Linekraft Apocalypse Factory + Liberated Treatment Area Of Bedlamite CD/ MC Aussaat 2017

Linekraft is the solo project of Japanese artist Masahiko Okubo but rather than being of a ‘Japanoise’ type, this is raw noise from the industrial end of sonic expression. Appearing to be predominantly derived from rough and ripping junk metal sources, it is assumed the material has been further edited and mixed in a studio setting. Apocalypse Factory is the latest album and is the eleventh release since 2008.

The only material I have previously heard from the project is the Bouryoku Kikai CD from 2012 (reviewed here), with Apocalypse Factory being an effective continuation of a partly composed and partly improvised approach. Each of the seven albums tracks is between four and eight minutes in length, and providing ample variation within an experimental industrial noise style. Apocalypse Factory-1 is an early album standout with multitude of elements including pulsing loops, squelching noise and chaotic sonics which are highly detailed and engaging in its tonal layering (and elevates to nastier intent through the middle and late sections). For variation Polluted Body includes slightly off kilter programming and jumbled dialogue samples, while Public Bondage is another noteworthy piece which flits between wonky loops, burrowing noise and pounding industrial structures.

Liberated Treatment Area Of Bedlamite is 10 minute bonus cassette, limited to 50 copies and only available directly via the record label. Featuring a single track (repeated both sides of the tape), sonically it slightly deviates from the sound found on the parent album. With reference to the title, the word ‘Bedlamite’ is an archaic English word for a lunatic or insane person, and fits nicely with the sonics on offer. Musically speaking it is a sprawling, murky yet overblown mass of sound with semi-buried junk metal clatter, while a deep rhythmic pulse provides depth and cavernous/ windswept atmosphere.
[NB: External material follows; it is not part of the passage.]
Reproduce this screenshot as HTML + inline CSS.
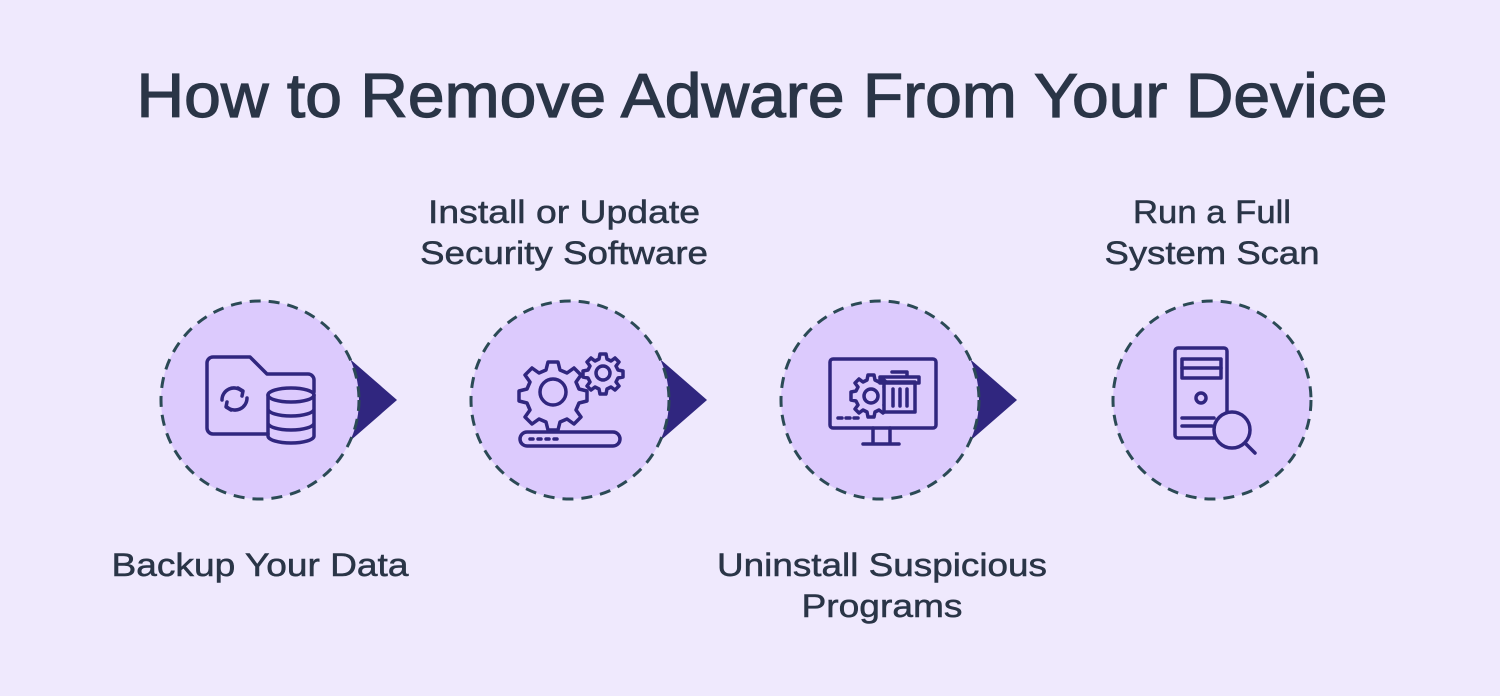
<!DOCTYPE html>
<html><head><meta charset="utf-8"><style>
html,body{margin:0;padding:0;background:#efe9fd;}
svg{display:block}
text{font-family:"Liberation Sans",sans-serif;fill:#2a3547;stroke:#2a3547}
</style></head><body>
<svg width="1500" height="696" viewBox="0 0 1500 696" xmlns="http://www.w3.org/2000/svg">
<rect width="1500" height="696" fill="#efe9fd"/>
<text x="762" y="117" font-size="62" stroke-width="1.2" text-anchor="middle" textLength="1251" lengthAdjust="spacingAndGlyphs">How to Remove Adware From Your Device</text>

<g fill="#30267f">
<polygon points="335,346 397,400 335,454"/>
<polygon points="645,346 707,400 645,454"/>
<polygon points="955,346 1017,400 955,454"/>
</g>
<g fill="#dccafd" stroke="#2b4a55" stroke-width="3" stroke-dasharray="11 8">
<circle cx="260" cy="400" r="99"/>
<circle cx="570" cy="400" r="99"/>
<circle cx="880" cy="400" r="99"/>
<circle cx="1212" cy="400" r="99"/>
</g>

<g fill="none" stroke="#30267f" stroke-width="3.5" stroke-linejoin="round" stroke-linecap="round">
<path d="M268,434 H213 a6,6 0 0 1 -6,-6 V363 a6,6 0 0 1 6,-6 H250 l17,17 H308 a6,6 0 0 1 6,6 V392"/>
<ellipse cx="291" cy="395" rx="23" ry="7"/>
<path d="M268,395 V436 a23,7 0 0 0 46,0 V395 M268,409 a23,7 0 0 0 46,0 M268,423 a23,7 0 0 0 46,0"/>
<path d="M222,400 a12,12 0 0 1 20,-9 M247,398 a12,12 0 0 1 -20,9"/>
<path d="M238,388 l5,3 -1,5 M231,410 l-5,-3 1,-5"/>
<circle cx="553" cy="392" r="13"/>
<path d="M553,362 l5,0 2,8 7,3 7,-5 7,7 -5,7 3,7 8,2 0,10 -8,2 -3,7 5,7 -7,7 -7,-5 -7,3 -2,8 -10,0 -2,-8 -7,-3 -7,5 -7,-7 5,-7 -3,-7 -8,-2 0,-10 8,-2 3,-7 -5,-7 7,-7 7,5 7,-3 2,-8 z"/>
<circle cx="603" cy="373" r="7"/>
<path d="M600,354 h6 l1,5 4,2 4,-3 4,4 -3,4 2,4 5,1 v6 l-5,1 -2,4 3,4 -4,4 -4,-3 -4,2 -1,5 h-6 l-1,-5 -4,-2 -4,3 -4,-4 3,-4 -2,-4 -5,-1 v-6 l5,-1 2,-4 -3,-4 4,-4 4,3 4,-2 z"/>
<rect x="520" y="432" width="100" height="14" rx="7"/>
<path d="M530,439 h3 M538,439 h3 M546,439 h3 M554,439 h3"/>
<rect x="830" y="359" width="106" height="69" rx="3"/>
<path d="M873,428 v15 M890,428 v15 M863,444 h36"/>
<path d="M838,418 h4 M846,418 h4 M854,418 h4"/>
<circle cx="871" cy="396" r="7"/>
<path d="M868,375 h6 l1,5 4,2 4,-3 4,4 -3,4 2,4 5,1 v8 l-5,1 -2,4 3,4 -4,4 -4,-3 -4,2 -1,5 h-6 l-1,-5 -4,-2 -4,3 -4,-4 3,-4 -2,-4 -5,-1 v-8 l5,-1 2,-4 -3,-4 4,-4 4,3 4,-2 z"/>
<rect x="884" y="382" width="31" height="30" fill="#dccafd"/>
<path d="M880,377 h39 v6 h-39 z M892,372 h15 v5 M893,389 v17 M900,389 v17 M907,389 v17"/>
<rect x="1175" y="348" width="52" height="90" rx="3"/>
<rect x="1182" y="359" width="39" height="19"/>
<path d="M1182,368 h39"/>
<circle cx="1201" cy="398" r="5"/>
<path d="M1182,418 h32 M1182,426 h30"/>
<circle cx="1232" cy="430" r="18" fill="#dccafd"/>
<path d="M1245,443 l10,10"/>
</g>

<g font-size="32" stroke-width="0.5" text-anchor="middle">
<text x="564" y="223" textLength="272" lengthAdjust="spacingAndGlyphs">Install or Update</text>
<text x="564" y="264" textLength="288" lengthAdjust="spacingAndGlyphs">Security Software</text>
<text x="1212" y="223" textLength="158" lengthAdjust="spacingAndGlyphs">Run a Full</text>
<text x="1212" y="264" textLength="215" lengthAdjust="spacingAndGlyphs">System Scan</text>
<text x="260" y="576" textLength="297" lengthAdjust="spacingAndGlyphs">Backup Your Data</text>
<text x="882" y="576" textLength="330" lengthAdjust="spacingAndGlyphs">Uninstall Suspicious</text>
<text x="882" y="617" textLength="161" lengthAdjust="spacingAndGlyphs">Programs</text>
</g>
</svg>
</body></html>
Although Apocalypse Factory leans towards a rough and raw approach rather than a clean and composed sound, it is still not harsh noise by any stretch given it effectively sits at the mid-point between industrial and noise. Displaying a high degree of experimentation in its delivery of raw and energetic industrialized noise, from this description alone it is assumed you will already know if this is likely to be to your liking. But certainly Linekraft embody a sound and approach where you can literally hear both the obsession and commitment of the artist.
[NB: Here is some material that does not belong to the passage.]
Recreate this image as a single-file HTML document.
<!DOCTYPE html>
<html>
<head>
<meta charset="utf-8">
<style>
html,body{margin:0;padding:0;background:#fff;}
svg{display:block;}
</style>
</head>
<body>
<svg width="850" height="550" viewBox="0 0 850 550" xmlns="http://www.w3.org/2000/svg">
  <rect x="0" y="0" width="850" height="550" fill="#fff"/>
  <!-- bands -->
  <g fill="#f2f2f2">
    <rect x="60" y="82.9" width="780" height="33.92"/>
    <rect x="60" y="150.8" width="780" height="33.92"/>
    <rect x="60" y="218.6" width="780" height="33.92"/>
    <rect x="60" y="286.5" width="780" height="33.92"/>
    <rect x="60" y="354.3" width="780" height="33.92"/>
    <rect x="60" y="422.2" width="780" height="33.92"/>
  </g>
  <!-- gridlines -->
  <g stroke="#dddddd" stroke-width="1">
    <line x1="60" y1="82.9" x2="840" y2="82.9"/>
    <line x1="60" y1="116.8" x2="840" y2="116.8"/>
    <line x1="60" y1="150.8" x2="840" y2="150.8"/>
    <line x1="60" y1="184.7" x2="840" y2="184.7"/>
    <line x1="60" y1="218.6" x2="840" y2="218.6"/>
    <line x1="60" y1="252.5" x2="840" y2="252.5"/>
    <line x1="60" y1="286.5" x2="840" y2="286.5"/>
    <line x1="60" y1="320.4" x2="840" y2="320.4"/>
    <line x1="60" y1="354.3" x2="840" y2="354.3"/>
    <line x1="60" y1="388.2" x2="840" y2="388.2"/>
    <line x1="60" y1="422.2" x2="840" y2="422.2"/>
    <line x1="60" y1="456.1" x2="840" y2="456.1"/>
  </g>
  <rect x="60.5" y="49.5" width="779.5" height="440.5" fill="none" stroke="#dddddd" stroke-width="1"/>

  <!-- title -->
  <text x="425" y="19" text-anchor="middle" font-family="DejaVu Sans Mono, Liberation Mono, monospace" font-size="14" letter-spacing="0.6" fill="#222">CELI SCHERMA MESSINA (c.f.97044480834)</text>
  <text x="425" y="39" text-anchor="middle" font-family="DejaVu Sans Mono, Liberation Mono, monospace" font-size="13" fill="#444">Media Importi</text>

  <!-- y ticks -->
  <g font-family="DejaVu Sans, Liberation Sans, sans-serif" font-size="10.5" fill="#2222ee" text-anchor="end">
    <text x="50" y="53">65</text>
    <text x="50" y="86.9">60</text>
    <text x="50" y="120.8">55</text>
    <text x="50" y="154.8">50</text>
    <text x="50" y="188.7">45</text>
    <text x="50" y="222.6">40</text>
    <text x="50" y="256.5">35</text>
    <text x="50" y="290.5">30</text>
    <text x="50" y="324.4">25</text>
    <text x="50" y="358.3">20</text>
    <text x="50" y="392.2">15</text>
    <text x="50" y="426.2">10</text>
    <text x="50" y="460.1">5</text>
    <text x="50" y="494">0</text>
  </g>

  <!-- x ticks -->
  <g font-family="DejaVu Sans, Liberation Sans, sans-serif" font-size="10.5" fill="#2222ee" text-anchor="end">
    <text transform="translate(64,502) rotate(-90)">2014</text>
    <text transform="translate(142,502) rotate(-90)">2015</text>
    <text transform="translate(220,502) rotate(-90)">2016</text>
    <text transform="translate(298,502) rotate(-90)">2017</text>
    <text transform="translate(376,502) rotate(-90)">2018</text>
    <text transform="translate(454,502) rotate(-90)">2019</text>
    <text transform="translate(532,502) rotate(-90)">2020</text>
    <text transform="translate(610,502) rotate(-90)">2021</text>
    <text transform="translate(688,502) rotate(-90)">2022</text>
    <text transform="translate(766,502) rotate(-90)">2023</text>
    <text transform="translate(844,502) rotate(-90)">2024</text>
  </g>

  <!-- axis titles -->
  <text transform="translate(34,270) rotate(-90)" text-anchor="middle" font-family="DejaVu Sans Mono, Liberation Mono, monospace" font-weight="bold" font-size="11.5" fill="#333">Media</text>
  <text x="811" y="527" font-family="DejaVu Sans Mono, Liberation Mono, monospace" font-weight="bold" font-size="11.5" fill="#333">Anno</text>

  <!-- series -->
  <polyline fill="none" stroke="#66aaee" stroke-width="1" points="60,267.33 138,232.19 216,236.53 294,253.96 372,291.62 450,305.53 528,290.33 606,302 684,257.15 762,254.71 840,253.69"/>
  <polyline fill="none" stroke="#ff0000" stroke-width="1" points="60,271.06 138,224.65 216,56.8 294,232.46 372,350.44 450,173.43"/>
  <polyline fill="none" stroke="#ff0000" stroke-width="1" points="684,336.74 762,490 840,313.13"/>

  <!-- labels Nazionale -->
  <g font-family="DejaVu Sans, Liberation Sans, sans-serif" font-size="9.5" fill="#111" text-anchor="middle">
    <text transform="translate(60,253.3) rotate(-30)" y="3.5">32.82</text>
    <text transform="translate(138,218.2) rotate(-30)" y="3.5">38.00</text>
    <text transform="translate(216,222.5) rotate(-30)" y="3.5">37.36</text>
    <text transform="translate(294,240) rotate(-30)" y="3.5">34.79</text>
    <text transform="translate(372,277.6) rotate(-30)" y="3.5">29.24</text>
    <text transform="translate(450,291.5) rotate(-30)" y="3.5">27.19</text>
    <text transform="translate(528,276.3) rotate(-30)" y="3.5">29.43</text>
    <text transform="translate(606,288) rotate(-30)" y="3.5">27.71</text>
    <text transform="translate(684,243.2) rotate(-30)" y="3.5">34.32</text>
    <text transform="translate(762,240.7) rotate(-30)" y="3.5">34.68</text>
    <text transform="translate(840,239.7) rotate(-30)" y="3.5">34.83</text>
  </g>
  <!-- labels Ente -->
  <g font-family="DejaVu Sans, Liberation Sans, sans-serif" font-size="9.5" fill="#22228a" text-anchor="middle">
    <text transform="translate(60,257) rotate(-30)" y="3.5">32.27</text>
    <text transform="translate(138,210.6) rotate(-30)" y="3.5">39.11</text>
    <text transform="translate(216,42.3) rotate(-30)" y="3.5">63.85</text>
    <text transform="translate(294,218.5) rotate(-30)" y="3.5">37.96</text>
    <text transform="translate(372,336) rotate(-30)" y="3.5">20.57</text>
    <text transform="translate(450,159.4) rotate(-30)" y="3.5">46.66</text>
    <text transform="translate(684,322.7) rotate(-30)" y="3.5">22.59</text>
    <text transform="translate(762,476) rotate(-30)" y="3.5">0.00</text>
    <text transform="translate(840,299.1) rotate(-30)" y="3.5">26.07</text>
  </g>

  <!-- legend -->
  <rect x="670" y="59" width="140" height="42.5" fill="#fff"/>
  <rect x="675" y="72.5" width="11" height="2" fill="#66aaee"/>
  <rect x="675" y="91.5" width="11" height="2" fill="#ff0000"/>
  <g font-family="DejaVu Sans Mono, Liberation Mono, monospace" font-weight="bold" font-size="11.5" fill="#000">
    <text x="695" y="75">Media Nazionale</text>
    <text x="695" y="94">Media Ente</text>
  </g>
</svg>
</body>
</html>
Mz.412 Vs Folkstorm ‎– Live Ceremony

Mz.412 Vs Folkstorm Live Ceremony CD Old Europa Café 2015

With Mz.412 having infrequently graced the stage over the years, it was way back in 2000 (18th August) when two of the three members (i.e. Henrik Nordvargr Björkk and Jouni ‘Ulvtharm’ Ollila) teamed up to perform at the Collapse festival in Rostock, Germany. Being billed as Mz.412 vs Folkstorm at the time, this goes partway to explain the harder and harsher elements of this recording which incidentally was previously issued via Pagan Dance in 2004 in a limited edition of 412 copies. This has now been reissued by Old Europa Café with new artwork and the inclusion of additional bonus tracks not included on the original version.
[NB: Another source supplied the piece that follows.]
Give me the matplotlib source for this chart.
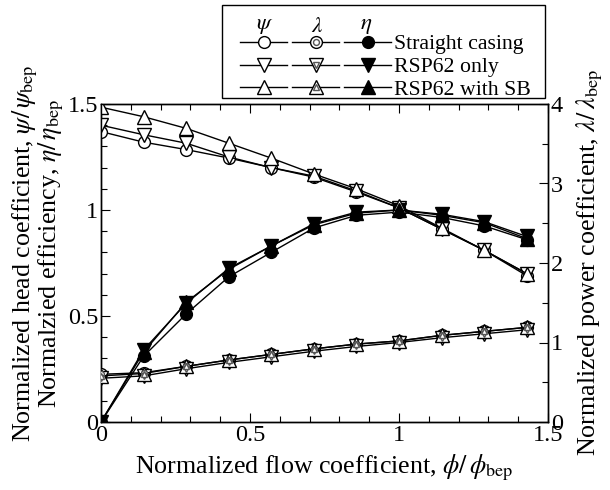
import matplotlib
matplotlib.use('Agg')
import matplotlib.pyplot as plt
from matplotlib.legend_handler import HandlerTuple
from matplotlib.patches import Rectangle
from matplotlib.ticker import MultipleLocator, FixedLocator, FixedFormatter

plt.rcParams['font.family'] = ['Liberation Serif', 'DejaVu Serif']
plt.rcParams['mathtext.fontset'] = 'stix'

# ---- data ----
phi = [0.0, 0.143, 0.286, 0.429, 0.571, 0.714, 0.857, 1.0, 1.143, 1.286, 1.429]

psi_sc = [1.37, 1.32, 1.285, 1.245, 1.20, 1.155, 1.085, 1.01, 0.91, 0.81, 0.69]
psi_rsp = [1.40, 1.355, 1.315, 1.25, 1.20, 1.16, 1.09, 1.01, 0.91, 0.81, 0.70]
psi_sb = [1.485, 1.44, 1.385, 1.315, 1.245, 1.17, 1.10, 1.02, 0.915, 0.81, 0.70]

eta_sc = [0.0, 0.31, 0.51, 0.685, 0.80, 0.915, 0.975, 0.99, 0.965, 0.925, 0.86]
eta_rsp = [0.0, 0.34, 0.56, 0.725, 0.83, 0.935, 0.99, 1.0, 0.98, 0.945, 0.875]
eta_sb = [0.0, 0.33, 0.565, 0.72, 0.83, 0.93, 0.985, 1.0, 0.975, 0.94, 0.865]

lam_sc = [0.60, 0.62, 0.70, 0.78, 0.85, 0.92, 0.98, 1.02, 1.09, 1.14, 1.19]
lam_rsp = [0.55, 0.58, 0.67, 0.75, 0.82, 0.89, 0.95, 1.00, 1.06, 1.11, 1.16]
lam_sb = [0.58, 0.61, 0.70, 0.78, 0.85, 0.92, 0.98, 1.02, 1.09, 1.14, 1.19]

case_labels = ['Straight casing', 'RSP62 only', 'RSP62 with SB']
col_headers = [r'$\psi$', r'$\lambda$', r'$\eta$']

xticks = [0, 0.5, 1, 1.5]
xtick_labels = ['0', '0.5', '1', '1.5']
yticks = [0, 0.5, 1, 1.5]
ytick_labels = ['0', '0.5', '1', '1.5']
y2ticks = [0, 1, 2, 3, 4]
y2tick_labels = ['0', '1', '2', '3', '4']

# ---- figure ----
W, H = 610, 490
FS_TICK = 17.5
FS_LAB = 18.7
FS_LEG = 15.7
fig = plt.figure(figsize=(6.1, 4.9), dpi=100)
ax = fig.add_axes([101 / W, 68 / H, 447 / W, 318 / H])
ax2 = ax.twinx()

series = [
    ('o', 8.5, psi_sc, lam_sc, eta_sc),
    ('v', 9.5, psi_rsp, lam_rsp, eta_rsp),
    ('^', 9.5, psi_sb, lam_sb, eta_sb),
]

psi_h, lam_h, eta_h = [], [], []
for m, ms, psi, lam, eta in series:
    h1, = ax.plot(phi, psi, color='k', lw=1, marker=m, ms=ms,
                  mfc='white', mec='k', mew=1, zorder=3)
    h3, = ax.plot(phi, eta, color='k', lw=1, marker=m, ms=ms,
                  mfc='k', mec='k', mew=1, zorder=3)
    h2a, = ax2.plot(phi, lam, color='k', lw=1, marker=m, ms=ms,
                    mfc='white', mec='k', mew=1, zorder=3)
    h2b, = ax2.plot(phi, lam, ls='none', marker=m, ms=ms * 0.5,
                    mfc='white', mec='#555555', mew=1, zorder=4)
    psi_h.append(h1)
    lam_h.append((h2a, h2b))
    eta_h.append(h3)

ax.set_xlim(0, 1.5)
ax.set_ylim(0, 1.5)
ax2.set_ylim(0, 4)

ax.xaxis.set_major_locator(FixedLocator(xticks))
ax.xaxis.set_major_formatter(FixedFormatter(xtick_labels))
ax.xaxis.set_minor_locator(MultipleLocator(0.1))
ax.yaxis.set_major_locator(FixedLocator(yticks))
ax.yaxis.set_major_formatter(FixedFormatter(ytick_labels))
ax.yaxis.set_minor_locator(MultipleLocator(0.1))
ax2.yaxis.set_major_locator(FixedLocator(y2ticks))
ax2.yaxis.set_major_formatter(FixedFormatter(y2tick_labels))
ax2.yaxis.set_minor_locator(MultipleLocator(0.5))

ax.tick_params(which='both', direction='in', top=True, right=False, labelsize=FS_TICK)
ax.tick_params(which='major', length=6.5, width=0.8, pad=2)
ax.tick_params(which='minor', length=4.3, width=0.8)
ax2.tick_params(which='both', direction='in', labelsize=FS_TICK)
ax2.tick_params(which='major', length=6.5, width=0.8, pad=2)
ax2.tick_params(which='minor', length=4.3, width=0.8)
for a in (ax, ax2):
    for s in a.spines.values():
        s.set_linewidth(1.0)

ax.set_xlabel(r'Normalized flow coefficient, $\phi/\,\phi_{\rm bep}$', fontsize=FS_LAB, labelpad=5)
ax.set_ylabel('Normalized head coefficient, $\\psi/\\,\\psi_{\\rm bep}$\n'
              'Normalzied efficiency, $\\eta/\\,\\eta_{\\rm bep}$',
              fontsize=FS_LAB, labelpad=4, linespacing=0.85, multialignment='center')
ax.yaxis.set_label_coords(-0.078, 0.53)
ax2.set_ylabel(r'Normalized power coefficient, $\lambda/\,\lambda_{\rm bep}$', fontsize=FS_LAB, labelpad=8)

# legend (frame drawn separately so the padding can follow the reference)
handles = psi_h + lam_h + eta_h
labels = ['', '', '', '', '', ''] + case_labels
em = FS_LEG * 100 / 72
leg = fig.legend(handles, labels, ncol=3, loc='upper left',
                 bbox_to_anchor=(240 / W, 1 - 34 / H),
                 handler_map={tuple: HandlerTuple(ndivide=1, pad=0)},
                 fontsize=FS_LEG, frameon=False,
                 handlelength=47 / em, handletextpad=0.15,
                 columnspacing=0.08, labelspacing=0.12, borderpad=0,
                 borderaxespad=0)
fig.add_artist(Rectangle((222 / W, 1 - 98 / H), 323 / W, 93 / H,
                         transform=fig.transFigure, fill=False,
                         ec='k', lw=1.0))

for hx, t in zip([265, 317, 366], col_headers):
    fig.text(hx / W, 1 - 26 / H, t, fontsize=FS_LEG + 1, ha='center', va='center')

fig.savefig('out.png', dpi=100)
Having previous heard the Mz.412 live album Hekatomb (recorded at Cold Spring’s 21st Anniversary show at The Garage, London, 5 March 2011 – reviewed here), that recording illustrated a more refined presentation of their existing studio works in a live setting. However on Live Ceremony, the recording is a far rougher sonic affair which would seem to reflect an approach of only partially relying pre-recorded segments of music, in order to focus on the live generation of distortion and feedback. Without the inclusion of actual track names, the seven live tracks have been referred at as Act I through Act VII. But by way of example, Act I includes a short fragment of the classic track God of Fifty Names which cuts through live scattered noise, while an additional dialogue sample more thematically aligned with Folkstorm. Vocals are also present in the live setting, but which are heavily treated and again reflect the Folkstorm angle to the live proceedings. As with Act I, a number of recognizable snippets of studio works are used over the seven live tracks, such as on Act III when Der Kampf Geht Weiter from Nordic Battle Signs is blended with the introduction of Deklaration Of Holy War from Burning the Temple of God. But these recognisable fragments of albums function as short interludes which bridge the live sections of loose distorted noise and on occasion tribal/ ritual rhythmic movements, while he final short Act VII relies on sample of a Penderecki styled choral work to conclude the set.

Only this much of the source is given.